Central banks rely on monetary policy to combat entrenched deflationary expectations. The first line of defense involves lowering the policy interest rate toward zero percent. This lowers borrowing costs for banks, businesses, and consumers to spur lending and investment.

When the policy rate hits the Zero Lower Bound (ZLB), central banks use unconventional tools. Quantitative Easing (QE) involves purchasing large volumes of government bonds. This injection of reserves increases the money supply, pushes down long-term interest rates, and encourages banks to lend out excess liquidity.

Monetary Policy

The goal of QE is to signal the central bank’s commitment to generating future inflation and re-anchor expectations above zero. By expanding the balance sheet and flooding the system with liquidity, the central bank attempts to force asset prices higher and stimulate risk-taking. This action is designed to prevent the public from believing that prices will continue to fall.

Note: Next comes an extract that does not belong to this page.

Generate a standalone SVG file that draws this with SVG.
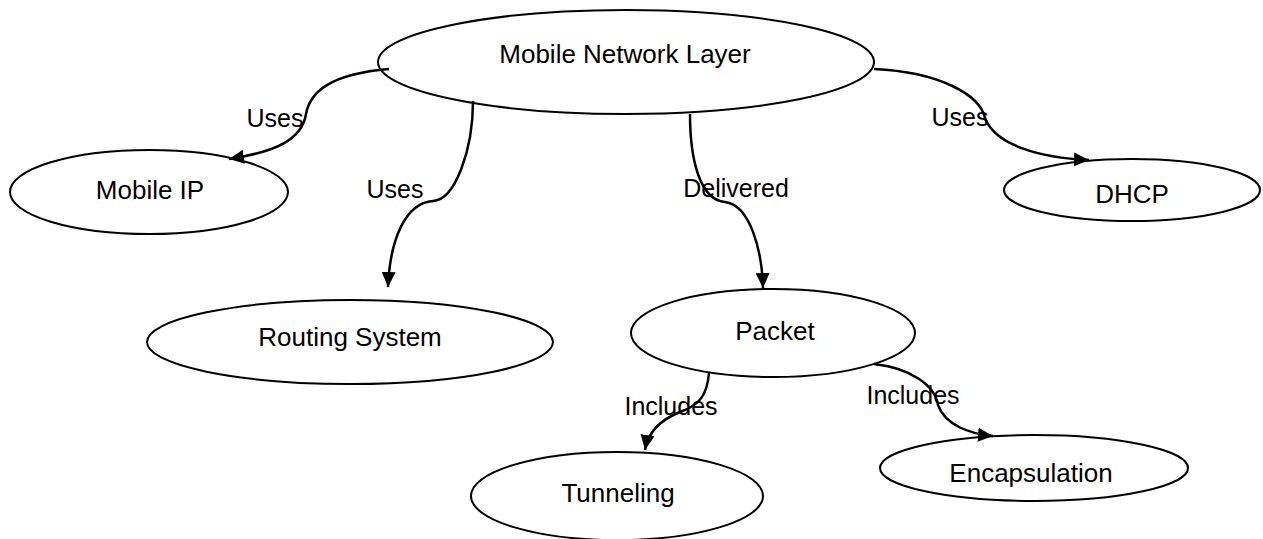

Another tool is Forward Guidance, where the central bank explicitly commits to keeping rates low until specific economic conditions are met. This aims to influence longer-term market interest rates and borrowing decisions immediately.

Fiscal Policy

In addition to monetary tools, governments deploy fiscal policy measures to directly boost aggregate demand. This involves using the government’s spending and taxation powers to stimulate activity.

Governments can launch large-scale infrastructure projects to inject cash into the economy. These stimulus packages create direct employment and increase income, generating new consumer spending that counters the demand contraction. Tax cuts are also used to leave more disposable income in the hands of households and businesses.

A reduction in income tax rates or the implementation of investment tax credits encourages consumption and capital expenditure.

These fiscal interventions are intended to be temporary measures that fill the gap left by paralyzed private sector spending. The combined effect of monetary expansion and targeted fiscal stimulus is designed to break the deflationary psychology and restore the general price level to a positive growth path.